"Campo de Flamingos sem Flamingos", de André Príncipe (2013), é um documentário invulgar, composto visual e sonoramente com atenção e minúcia de modo a captar motivos naturais e humanos precisos e muito bem escolhidos e sobre eles prender o olhar e os sentidos do espectador.
Com sensibilidade artística, visual, de fotógrafo que também é, André Príncipe esboça princípios de narrativa que nunca chega a desenvolver, para lhes preferir o contraste o contraste entre o dia e a noite, dos cinco elementos japoneses - Terra, Água, Fogo, Vento e Vazio -, entre o movimento e o estatismo, sobretudo dos animais, em parques naturais portugueses que sabe filmar de modo a mostrar mas também, num diálogo fecundo, interrogar em toda a sua impressionante e intacta beleza. Apanhados pela mesma câmara de filmar, os humanos movem-se de um lado ele também elementar: caçar, matar, festejar, num retrato surpreendente pela sua raridade actual.
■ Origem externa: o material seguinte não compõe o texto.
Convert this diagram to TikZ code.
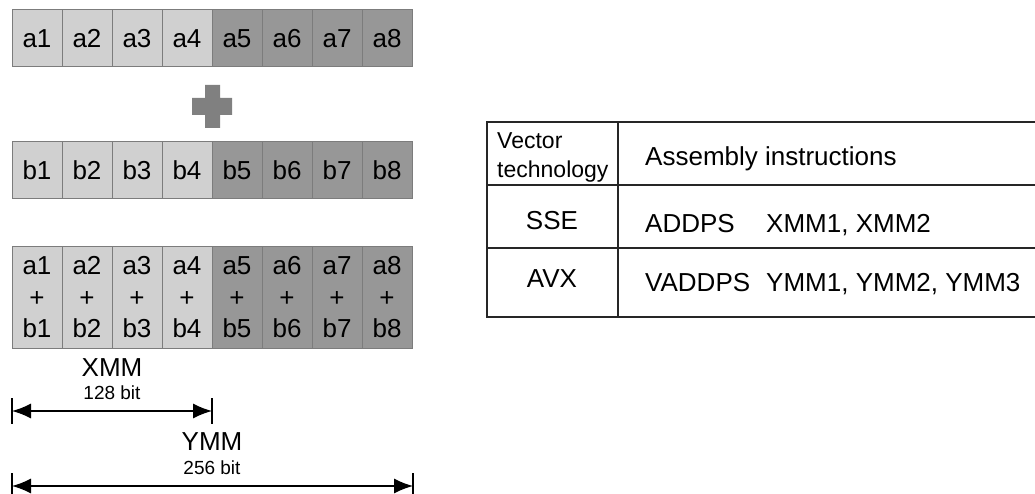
\documentclass[tikz,border=0pt]{standalone}
\usepackage{fontspec}
\setmainfont{Liberation Sans}
\usetikzlibrary{arrows.meta}
\usetikzlibrary{positioning}
\definecolor{lightcell}{HTML}{D0D0D0}
\definecolor{darkcell}{HTML}{979797}
\definecolor{cellline}{HTML}{7C7C7C}
\definecolor{plusgray}{HTML}{808080}
\tikzstyle{cell} = [rectangle, 
minimum width=50pt, 
minimum height=57pt,
inner sep=0pt,
draw=cellline, 
line width=1pt,
font=\fontsize{26}{31.5}\selectfont]
\tikzstyle{lowcell} = [cell, fill=lightcell]
\tikzstyle{highcell} = [cell, fill=darkcell]
\tikzstyle{sumcell} = [minimum height=101pt, align=center]
\tikzstyle{regname} = [inner sep=0pt, font=\fontsize{26}{28}\selectfont]
\tikzstyle{bitsize} = [inner sep=0pt, font=\fontsize{19}{20}\selectfont]
\tikzstyle{span} = [draw, line width=1.3pt, {Latex[length=19pt,width=15pt]}-{Latex[length=19pt,width=15pt]}]
\tikzstyle{tick} = [draw, line width=1.3pt]
\tikzstyle{tableline} = [draw=black!85, line width=1.3pt]
\tikzstyle{tabletext} = [inner sep=0pt, font=\fontsize{26}{28}\selectfont]
\tikzstyle{headtext} = [inner sep=0pt, align=left, font=\fontsize{23}{29}\selectfont]
\begin{document}
\begin{tikzpicture}[x=1pt,y=-1pt]
\useasboundingbox (0,0) rectangle (1035,494);

% registers
\foreach \i in {1,...,4} {
  \node [lowcell] (a\i) at (\i*50-13,38.5) {a\i};
  \node [lowcell] (b\i) at (\i*50-13,170.5) {b\i};
  \node [lowcell, sumcell] (s\i) at (\i*50-13,297.5) {a\i\\+\\b\i};
}
\foreach \i in {5,...,8} {
  \node [highcell] (a\i) at (\i*50-13,38.5) {a\i};
  \node [highcell] (b\i) at (\i*50-13,170.5) {b\i};
  \node [highcell, sumcell] (s\i) at (\i*50-13,297.5) {a\i\\+\\b\i};
}

% plus sign
\fill [plusgray] (192,98) rectangle (232,115) (205,85) rectangle (220,128);

% widths
\node [regname] (xmm) at (112,368) {XMM};
\node [bitsize] (xbits) at (112,393) {128 bit};
\node [regname] (ymm) at (212,442) {YMM};
\node [bitsize] (ybits) at (212,468) {256 bit};
\coordinate (xl) at (12,411);
\coordinate (xr) at (212,411);
\coordinate (yl) at (12,486);
\coordinate (yr) at (413,486);
\path [span] (xl) -- (xr);
\path [span] (yl) -- (yr);
\path [tick] (xl) ++(0,-13) -- ++(0,26);
\path [tick] (xr) ++(0,-13) -- ++(0,26);
\path [tick] (yl) ++(0,-13) -- ++(0,26);
\path [tick] (yr) ++(0,-13) -- ++(0,26);

% table
\path [tableline] (1035,122) -- (487,122) -- (487,317) -- (1035,317);
\path [tableline] (487,185) -- (1035,185);
\path [tableline] (487,248) -- (1035,248);
\path [tableline] (618,122) -- (618,317);
\node [headtext, anchor=west] (vec) at (497,157) {Vector\\technology};
\node [tabletext, anchor=base west] (asm) at (645,166) {Assembly instructions};
\node [tabletext, anchor=base] (sse) at (552,229.5) {SSE};
\node [tabletext, anchor=base west] (addps) at (645,232.5) {ADDPS};
\node [tabletext, anchor=base west] (xops) at (766,232.5) {XMM1, XMM2};
\node [tabletext, anchor=base] (avx) at (552,287.5) {AVX};
\node [tabletext, anchor=base west] (vaddps) at (645,291.5) {VADDPS};
\node [tabletext, anchor=base west] (yops) at (766,291.5) {YMM1, YMM2, YMM3};

\end{tikzpicture}
\end{document}
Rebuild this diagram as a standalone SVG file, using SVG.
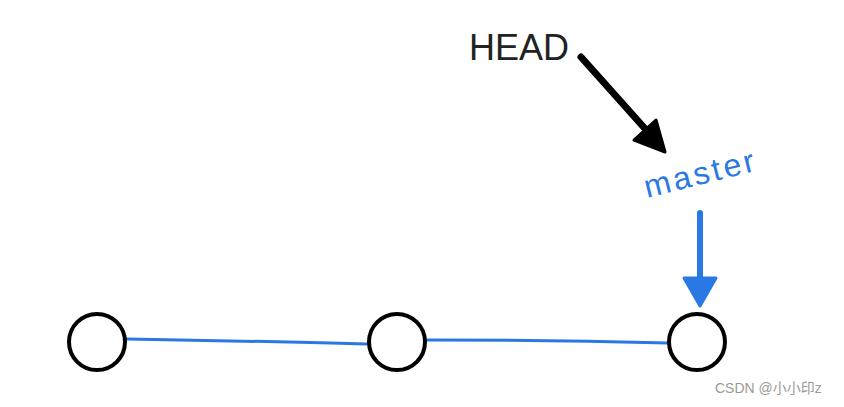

O que sobretudo encanta neste filme rodado em 2011 com uma equipa mínima - Takashi Sugimoto e o próprio realizador na fotografia, Manuel Sá no som - é o sereno e inquieto encontro com a natureza. E é justamente ao mostrar o que, em geral, os outros não mostram que "Campo de Flamingos sem Flamingos" define o seu projecto, certeiramente sustentado em termos cinematográficos e artísticos, no sucesso do qual, ao estabelecer as relações justas em termos documentais, participa a montagem de Sandro Aguilar .
Evitando a narrativa explícita, André Príncipe não se coíbe de incluir um depoimento, dir-se-ia insignificante mas de grande significado no contexto em que surge, sobre a "investigação das abelhas", e de esboçar um breve enredo final que envolve o homem da câmara de filmar e os traços que ele deixa na praia.
É de saudar vivamente mais este esforço para retirar o cinema português da banalidade do espectáculo fácil, um esforço especialmente notável por se dedicar a um género, o documentário, em crescimento em Portugal. Raras vezes, porém, o propósito artístico, preservando o seu objecto, tem sido conjugado com o documentário com tanta perfeição, pertinência e bom gosto como aqui acontece. No recém reaberto Cinema Ideal até ao próximo dia 26 de Novembro. (A exposição fotográfica do artista vê-la-ei quando puder).